Live2Lead, John Maxwell’s annual leadership development conference, took place earlier this month. What a successful event! Thank you for all who attended! At our Des Moines area simulcast, we had over 300 CEO’s, business owners, and those aspiring to be stronger leaders in attendance. Over 50 companies were represented.
The event had four speakers: Patrick Lencioni, John Maxwell, Valorie Burton and Kevin Turner. Each spoke on a different subject and brought a different perspective to the conference. Patrick Lencioni spoke on Organizational Health, explaining how having a “healthy” organization is the key competitive advantage in our day of age. John Maxwell shared his expertise on Intentional Living, and how living a life that matters requires intentionally bringing positive change in the life of others. Valorie Burton spoke on being Resilient and Ready, sharing her “survival tips” to overcome any challenge that may come your way. Lastly, Kevin Turner (the COO of Microsoft) was interviewed by John Maxwell, answering important question like “What’s one of the most important attributes of a leader?” and “How do you connect with each person on your team?”
We’re wrapping up 2015’s event by identifying four key takeaways from the event!:
- Patrick Lencioni: “Organizational Health is the last remaining, untapped competitive advantage.” Organizational Health can be obtained through a cohesive leadership team, establishing clarity, over-communicating clarity, and reinforcing clarity.
- To maximize success, your organization must be smart AND healthy. In the age of the Internet, every smart company can (and will) learn and use the best practices in every discipline of business – strategy, technology, finance, marketing, etc. A healthy organization has eliminated politics and confusion from its environment, and through clarity and communication it is able to tap into every bit of intelligence and talent it has.
- By creating a cohesive leadership team, you will create the open and honest team built on trust and accountability. Establish your company’s core values, over-communicate them to your organization through repetition and simplicity. Reinforce clarity to ensure consistency.
- John Maxwell: “When you find your ‘why,’ that is when you find your ‘way.’” Intentional living is the best and surest way to improve your life. It moves you from “good intentions” to “good actions.”
- Significance in life comes when you live deliberately, consistently and willfully. You can choose to live a life that matters, but it involves the mindset of living your life intentionally. Instead of reacting to what life throws your way, think intentionally to prepare yourself.
- There is a big difference in having good intentions and being intentional. To create a lasting legacy, make a point to add value to other peoples’ lives. Put your strengths and passion along side the needs of others. The life we live often keeps us from the life we want to live, intentional living can get us where we want to be.
- Valorie Burton: “Resilience is at the core of success.” When you are resilient over and over again, you bounce back.
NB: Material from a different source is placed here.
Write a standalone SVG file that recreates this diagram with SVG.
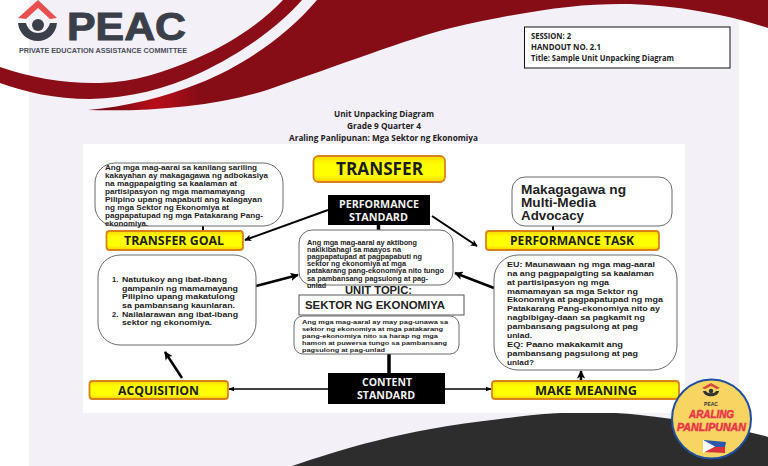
<svg xmlns="http://www.w3.org/2000/svg" width="768" height="466" viewBox="0 0 768 466">
<style>
.b{font-family:"Liberation Sans",Arial,sans-serif;font-weight:700;fill:#222}
.s8{font-size:7.500px}.s7{font-size:6.300px}.s6{font-size:6.200px}
.t{font-family:"Open Sans","Liberation Sans",sans-serif;font-weight:700;fill:#1c1c1c;text-anchor:middle}
.w{font-family:"Open Sans","Liberation Sans",sans-serif;font-weight:700;fill:#f2f2f2;font-size:10px;text-anchor:middle}
.h{font-family:"Open Sans","Liberation Sans",sans-serif;font-weight:700;fill:#222;font-size:8.600px}
.box{fill:#fff;stroke:#6b6b6b;stroke-width:1}
.y{fill:url(#yg);stroke:#d9821a;stroke-width:1.800}
.k{fill:#000}
.c{stroke:#000;fill:none}
</style>
<defs>
<linearGradient id="yg" x1="0" y1="0" x2="0" y2="1"><stop offset="0" stop-color="#ffd800"/><stop offset=".3" stop-color="#ffff00"/><stop offset=".75" stop-color="#ffff00"/><stop offset="1" stop-color="#ffd000"/></linearGradient>
<linearGradient id="rg" gradientUnits="userSpaceOnUse" x1="110" y1="110" x2="260" y2="90"><stop offset="0" stop-color="#7a0a12"/><stop offset=".3" stop-color="#b80e1a"/><stop offset=".6" stop-color="#860c16"/><stop offset="1" stop-color="#860c16"/></linearGradient>
<marker id="a" viewBox="0 0 10 10" refX="9" refY="5" markerWidth="3.400" markerHeight="3.400" orient="auto"><path d="M0,0 L10,5 L0,10 L2.500,5 Z" fill="#000"/></marker>
<marker id="a2" viewBox="0 0 10 10" refX="9" refY="5" markerWidth="4" markerHeight="4" orient="auto"><path d="M0,1 L10,5 L0,9 Z" fill="#000"/></marker>
</defs>
<rect width="768" height="466" fill="#fff"/>
<rect x="29" width="710" height="466" fill="#f4f0f7"/>
<g id="decor">
<path d="M0,67 C30,78 70,84 100,83 C135,82 165,72 195,59 C230,44 260,24 283,0 L302,0 C280,25 245,52 200,73 C165,89 130,98 90,99 C55,99 25,92 0,83 Z" fill="#8a0d17"/>
<path d="M88,110 C125,107 165,97 200,83 C240,67 285,38 317,0 L768,0 L768,28 C725,14 680,6 630,4 C580,3 530,10 451,28 C410,38 340,65 267,90 C215,106 150,112 88,110 Z" fill="url(#rg)"/>
<path d="M292,466 C340,450 400,430 500,419 C560,411 600,411 640,415 C680,420 730,426 768,437 L768,466 Z" fill="#2d2d2d"/>
<rect x="83" y="144" width="602" height="269" fill="#fff"/>
</g>
<g id="logo">
<path d="M18,18 L38,0 L57,18 L50,19 L38,8 L26,19 Z" fill="#ea4f4f"/>
<circle cx="38" cy="25" r="6" fill="#3a3f4a"/>
<path d="M18,23 L26,23 C28,30 33,33 38,33 C43,33 48,30 50,23 L57,23 C56,34 47,41 38,41 C28,41 19,34 18,23 Z" fill="#3a3f4a"/>
<text x="67" y="39.500" font-family="Liberation Sans,sans-serif" font-weight="700" font-size="38" fill="#3a3f4a" stroke="#3a3f4a" stroke-width="1" textLength="119" lengthAdjust="spacingAndGlyphs">PEAC</text>
<text x="19" y="52.500" font-family="Liberation Sans,sans-serif" font-weight="700" font-size="7" fill="#4a4f5a" textLength="168" lengthAdjust="spacingAndGlyphs">PRIVATE EDUCATION ASSISTANCE COMMITTEE</text>
</g>
<g id="session">
<rect x="524.500" y="27" width="205.500" height="41" fill="#fff" stroke="#111" stroke-width="1"/>
<text class="h" x="531" y="39" textLength="40" lengthAdjust="spacingAndGlyphs">SESSION: 2</text>
<text class="h" x="531" y="50" textLength="70" lengthAdjust="spacingAndGlyphs">HANDOUT NO. 2.1</text>
<text class="h" x="531" y="61" textLength="143" lengthAdjust="spacingAndGlyphs">Title: Sample Unit Unpacking Diagram</text>
</g>
<g id="title">
<text class="h" x="334" y="117" textLength="100" lengthAdjust="spacingAndGlyphs">Unit Unpacking Diagram</text>
<text class="h" x="347" y="129" textLength="74" lengthAdjust="spacingAndGlyphs">Grade 9 Quarter 4</text>
<text class="h" x="289" y="141" textLength="189" lengthAdjust="spacingAndGlyphs">Araling Panlipunan: Mga Sektor ng Ekonomiya</text>
</g>
<g id="connectors">
<path class="c" stroke-width="2" d="M203,226V231"/>
<path class="c" stroke-width="2" d="M553,226V231"/>
<path class="c" stroke-width="3.500" d="M378.500,225V230"/>
<path class="c" stroke-width="3.500" d="M389,354V373"/>
<path class="c" stroke-width="2" marker-end="url(#a)" d="M328,210L245,240"/>
<path class="c" stroke-width="2" marker-end="url(#a)" d="M432,216L477,246"/>
<path class="c" stroke-width="2.500" marker-end="url(#a)" d="M256,286L298,275"/>
<path class="c" stroke-width="2.500" marker-end="url(#a)" d="M494,288L455,273"/>
<path class="c" stroke-width="2.500" marker-end="url(#a)" d="M182,378L165,352"/>
<path class="c" stroke-width="1.500" marker-end="url(#a2)" d="M328,389H229"/>
<path class="c" stroke-width="1.500" marker-end="url(#a2)" d="M445,389H491"/>
<path class="c" stroke-width="2.500" marker-end="url(#a)" d="M581,380V371"/>
</g>
<g id="transfer">
<rect class="y" x="313.500" y="156" width="131.500" height="26" rx="5"/>
<text class="t" x="379.500" y="175" font-size="18" textLength="87" lengthAdjust="spacingAndGlyphs">TRANSFER</text>
</g>
<g id="performance-standard">
<rect class="k" x="328" y="195" width="102" height="30"/>
<text class="w" x="379" y="208" textLength="80" lengthAdjust="spacingAndGlyphs">PERFORMANCE</text>
<text class="w" x="378.500" y="221" textLength="59" lengthAdjust="spacingAndGlyphs">STANDARD</text>
</g>
<g id="transfer-goal-text">
<rect class="box" x="95" y="163" width="188" height="63" rx="20"/>
<text class="b s8" x="105" y="170" textLength="152" lengthAdjust="spacingAndGlyphs">Ang mga mag-aaral  sa kanilang sariling</text>
<text class="b s8" x="105" y="178" textLength="163" lengthAdjust="spacingAndGlyphs">kakayahan ay makagagawa ng adbokasiya</text>
<text class="b s8" x="105" y="186" textLength="132" lengthAdjust="spacingAndGlyphs">na  magpapaigting  sa kaalaman at</text>
<text class="b s8" x="105" y="194" textLength="140" lengthAdjust="spacingAndGlyphs">partisipasyon ng mga mamamayang</text>
<text class="b s8" x="105" y="202" textLength="157" lengthAdjust="spacingAndGlyphs">Pilipino  upang  mapabuti ang  kalagayan</text>
<text class="b s8" x="105" y="210" textLength="124" lengthAdjust="spacingAndGlyphs">ng mga Sektor ng Ekonomiya at</text>
<text class="b s8" x="105" y="218" textLength="158" lengthAdjust="spacingAndGlyphs">pagpapatupad ng mga Patakarang Pang-</text>
<text class="b s8" x="105" y="226" textLength="43" lengthAdjust="spacingAndGlyphs">ekonomiya.</text>
</g>
<g id="transfer-goal">
<rect class="y" x="106.500" y="231" width="136.500" height="19" rx="3"/>
<text class="t" x="174" y="244.500" font-size="12" textLength="100" lengthAdjust="spacingAndGlyphs">TRANSFER GOAL</text>
</g>
<g id="task-text">
<rect class="box" x="512" y="177" width="160" height="49" rx="13"/>
<text class="b" font-size="13" x="521" y="193.500" textLength="105" lengthAdjust="spacingAndGlyphs">Makagagawa ng</text>
<text class="b" font-size="13" x="521" y="206.500" textLength="75" lengthAdjust="spacingAndGlyphs">Multi-Media</text>
<text class="b" font-size="13" x="521" y="220" textLength="63" lengthAdjust="spacingAndGlyphs">Advocacy</text>
</g>
<g id="performance-task">
<rect class="y" x="486" y="231" width="173" height="19" rx="3"/>
<text class="t" x="572" y="244.500" font-size="11.500" textLength="124" lengthAdjust="spacingAndGlyphs">PERFORMANCE TASK</text>
</g>
<g id="ps-text">
<rect class="box" x="299" y="230" width="154" height="55" rx="13"/>
<text class="b s7" x="307" y="244.500" textLength="110" lengthAdjust="spacingAndGlyphs">Ang mga mag-aaral ay aktibong</text>
<text class="b s7" x="307" y="251.700" textLength="94" lengthAdjust="spacingAndGlyphs">nakikibahagi sa maayos na</text>
<text class="b s7" x="307" y="258.900" textLength="115" lengthAdjust="spacingAndGlyphs">pagpapatupad at pagpapabuti ng</text>
<text class="b s7" x="307" y="266.100" textLength="99" lengthAdjust="spacingAndGlyphs">sektor ng ekonomiya at mga</text>
<text class="b s7" x="307" y="273.300" textLength="137" lengthAdjust="spacingAndGlyphs">patakarang pang-ekonomiya nito tungo</text>
<text class="b s7" x="307" y="280.500" textLength="121" lengthAdjust="spacingAndGlyphs">sa pambansang pagsulong at pag-</text>
<text class="b s7" x="307" y="287.500" textLength="19" lengthAdjust="spacingAndGlyphs">unlad</text>
</g>
<g id="unit-topic">
<rect x="299" y="295" width="165" height="20" fill="#fff" stroke="#555" stroke-width="1"/>
<text class="b" x="345" y="294" font-size="10.500" textLength="67" lengthAdjust="spacingAndGlyphs">UNIT TOPIC:</text>
<text class="b" x="305" y="309" font-size="11" textLength="140" lengthAdjust="spacingAndGlyphs">SEKTOR NG EKONOMIYA</text>
</g>
<g id="cs-text">
<rect class="box" x="294" y="316" width="165" height="38" rx="9"/>
<text class="b s6" x="302" y="323.500" textLength="146" lengthAdjust="spacingAndGlyphs">Ang mga mag-aaral ay may pag-unawa sa</text>
<text class="b s6" x="302" y="330.500" textLength="141" lengthAdjust="spacingAndGlyphs">sektor ng ekonomiya at mga patakarang</text>
<text class="b s6" x="302" y="337.500" textLength="136" lengthAdjust="spacingAndGlyphs">pang-ekonomiya nito sa harap ng mga</text>
<text class="b s6" x="302" y="344.500" textLength="145" lengthAdjust="spacingAndGlyphs">hamon at puwersa tungo sa pambansang</text>
<text class="b s6" x="302" y="351.500" textLength="83" lengthAdjust="spacingAndGlyphs">pagsulong at pag-unlad</text>
</g>
<g id="content-standard">
<rect class="k" x="328" y="373" width="117" height="31"/>
<text class="w" x="387" y="386" textLength="50" lengthAdjust="spacingAndGlyphs">CONTENT</text>
<text class="w" x="386" y="399" textLength="58" lengthAdjust="spacingAndGlyphs">STANDARD</text>
</g>
<g id="acq-text">
<rect class="box" x="98" y="255" width="158" height="90" rx="22"/>
<text class="b s8" x="112" y="282">1.</text>
<text class="b s8" x="122" y="282" textLength="105" lengthAdjust="spacingAndGlyphs">Natutukoy  ang ibat-ibang</text>
<text class="b s8" x="122" y="291" textLength="116" lengthAdjust="spacingAndGlyphs">gampanin  ng  mamamayang</text>
<text class="b s8" x="122" y="299" textLength="113" lengthAdjust="spacingAndGlyphs">Pilipino  upang  makatulong</text>
<text class="b s8" x="122" y="308" textLength="113" lengthAdjust="spacingAndGlyphs">sa pambansang  kaunlaran.</text>
<text class="b s8" x="112" y="317">2.</text>
<text class="b s8" x="122" y="317" textLength="116" lengthAdjust="spacingAndGlyphs">Nailalarawan  ang ibat-ibang</text>
<text class="b s8" x="122" y="325" textLength="90" lengthAdjust="spacingAndGlyphs">sektor  ng ekonomiya.</text>
</g>
<g id="acquisition">
<rect class="y" x="89.500" y="381" width="138.500" height="18" rx="3"/>
<text class="t" x="158.500" y="394.500" font-size="12" textLength="81" lengthAdjust="spacingAndGlyphs">ACQUISITION</text>
</g>
<g id="mm-text">
<rect class="box" x="494" y="255" width="183" height="115" rx="24"/>
<text class="b s8" x="507" y="267" textLength="148" lengthAdjust="spacingAndGlyphs">EU: Maunawaan ng mga mag-aaral</text>
<text class="b s8" x="507" y="276" textLength="147" lengthAdjust="spacingAndGlyphs">na ang pagpapaigting  sa kaalaman</text>
<text class="b s8" x="507" y="285" textLength="102" lengthAdjust="spacingAndGlyphs">at partisipasyon  ng mga</text>
<text class="b s8" x="507" y="294" textLength="131" lengthAdjust="spacingAndGlyphs">mamamayan  sa mga Sektor ng</text>
<text class="b s8" x="507" y="302" textLength="156" lengthAdjust="spacingAndGlyphs">Ekonomiya  at pagpapatupad  ng mga</text>
<text class="b s8" x="507" y="311" textLength="153" lengthAdjust="spacingAndGlyphs">Patakarang  Pang-ekonomiya  nito ay</text>
<text class="b s8" x="507" y="320" textLength="138" lengthAdjust="spacingAndGlyphs">nagbibigay-daan  sa pagkamit  ng</text>
<text class="b s8" x="507" y="329" textLength="131" lengthAdjust="spacingAndGlyphs">pambansang  pagsulong  at pag</text>
<text class="b s8" x="507" y="338" textLength="25" lengthAdjust="spacingAndGlyphs">unlad.</text>
<text class="b s8" x="507" y="347" textLength="116" lengthAdjust="spacingAndGlyphs">EQ:  Paano makakamit  ang</text>
<text class="b s8" x="507" y="356" textLength="131" lengthAdjust="spacingAndGlyphs">pambansang  pagsulong  at pag</text>
<text class="b s8" x="507" y="365" textLength="27" lengthAdjust="spacingAndGlyphs">unlad?</text>
</g>
<g id="make-meaning">
<rect class="y" x="492" y="381" width="187" height="18" rx="3"/>
<text class="t" x="586" y="394.500" font-size="12" textLength="102" lengthAdjust="spacingAndGlyphs">MAKE MEANING</text>
</g>
<g id="badge">
<circle cx="711.500" cy="419" r="39.500" fill="#f8d563" stroke="#1f4f9e" stroke-width="2"/>
<path d="M702,388 L711,383 L720,388 L717,389 L711,386 L705,389 Z" fill="#d9483b"/>
<circle cx="711" cy="391" r="2.200" fill="#333"/>
<path d="M703,391 L706,391 C707,394 715,394 716,391 L719,391 C718,398 704,398 703,391 Z" fill="#333"/>
<text x="711" y="406" font-family="Liberation Sans,sans-serif" font-weight="700" font-size="5" fill="#333" text-anchor="middle">PEAC</text>
<text x="689" y="417.500" font-family="Liberation Sans,sans-serif" font-weight="700" font-style="italic" font-size="11" fill="#e8344a" stroke="#e8344a" stroke-width=".5" textLength="45" lengthAdjust="spacingAndGlyphs">ARALING</text>
<text x="677" y="430.500" font-family="Liberation Sans,sans-serif" font-weight="700" font-style="italic" font-size="11" fill="#e8344a" stroke="#e8344a" stroke-width=".5" textLength="69" lengthAdjust="spacingAndGlyphs">PANLIPUNAN</text>
<path d="M704,440 L726,442 L725,447 L704,447 Z" fill="#2b58a8"/>
<path d="M704,447 L725,447 L725,453 L704,452 Z" fill="#d8323a"/>
<path d="M703,440 L715,446.500 L703,453 Z" fill="#fff"/>
</g>
</svg>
Happiness is a success strategy.
- In life, you can be an egg or a tennis ball – one breaks when it is thrown against a wall, the other bounces back. When walking through the fire of life, don’t let it consume you. Instead direct your thoughts in a positive and encouraging manor when faced with challenges, don’t let your thoughts direct you. You’ll come across times when your biggest fear is standing in the way of what you want the most. Acknowledge your fears, talk back to them.
- Optimism is necessary for any leader. Maintain a growth mindset, knowing where you are today is just a starting point. When explaining your successes and failures, stay positive. If you can’t stay happy waiting for what you want, you won’t be happy when you get it. Happiness causes success, not the other way around!
- Kevin Turner: “Listen, learn, then lead.” Implementing an open-ear policy rather than an open-door policy in the workplace is important.
- Listening starts by wanting to hear. Have the right environment for contribution within your workplace. Meet with people who are not your direct reports, with the sole intention of hearing them. After listening to their feedback, don’t give them the easy answer, or throw them the company line. Rather, say “I’m going to take some time and think about this.” Follow through with a response or a solution once you have taken time to weigh your options.